Se te cayó el cielo de los ojos, y a mí me empezó a flotar el estómago al tiempo que un escalofrío me recorrió como un dedo la columna. Sentí como alrededor nuestro el tiempo cambiaba y se ponía más lento, para quebrar el aire con la punta de una cuchara y esperar que sonara como un cristal. Miré al suelo, lo recuerdo, y vi como jugabas a pisar las líneas del suelo y a esquivarlas al tiempo siguiente, justo cuando los gritos dentro de la casa aumentaron y nos alejaron más del resto, nos encerraron en una burbuja perfecta e íntima.
Nos imaginé desde lejos, si quizás se vería extraño cómo comenzaban a viajar tus dedos de tu rodilla a la mía y cómo yo no sólo no hacía nada por impedirlo, sino que me deslizaba lentamente en mi silla para hacerte el camino más corto.
Me derrito un poco de nuevo al recordar tus ojos sonriéndome tras una cortina de pelo que desde que te conocí deseo apartarte de la mirada, pero que justo en ese momento me sirvió de escudo para no desplomarme al piso, los músculos hechos agua.
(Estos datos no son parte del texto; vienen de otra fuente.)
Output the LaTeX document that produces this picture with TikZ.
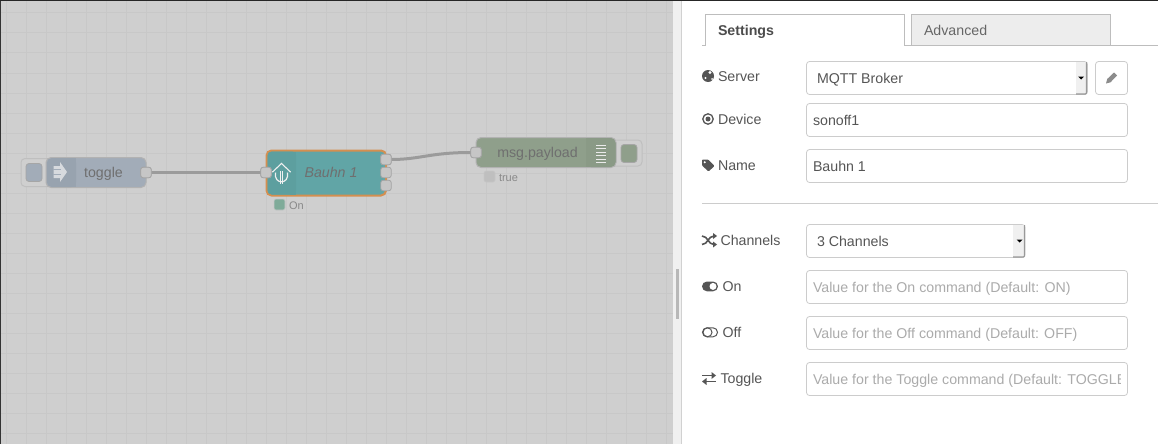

Y sé que fue intencional eso de hablarme en un susurro que ni tú mismo fuiste capaz de escuchar, que provocó que me inclinara en una fingida inocencia a escucharte.
Pensé por tres milésimas de segundo que esto iba a ser igual que siempre. Que yo te agarraría la nuca, dejándote indefenso, y te habría plantado uno de esos besos que por lo veloz es mejor olvidar. Que después de despedirnos en la puerta no te iba a contestar ningún mensaje, ningún mail, aplazaría tantas veces las fechas que terminarías aburriéndote de esperar y olvidándote de mí. Pero no.
Tú me tomaste la nuca y me acurrucaste contra tu cuello, respirándome el pelo una vez que yo comenzaba a reírme de lo desprevenida que me pillaste, de cómo me giraste el mundo en ciento ochenta grados al cobijar con tu mano la mía, nuestros dedos entrelazados, y me raptaste de mi esquema.
Me apoyé en tu pecho y sentí tus latidos contra mi oreja, tan erráticos como los míos, y tragándome la noche con los ojos cerrados supe que no iba a poder esperar a salir contigo apenas me lo pidieras, cuatro segundos más tarde.
El tiempo volvió a su curso normal, pero a ninguno de los dos nos importó.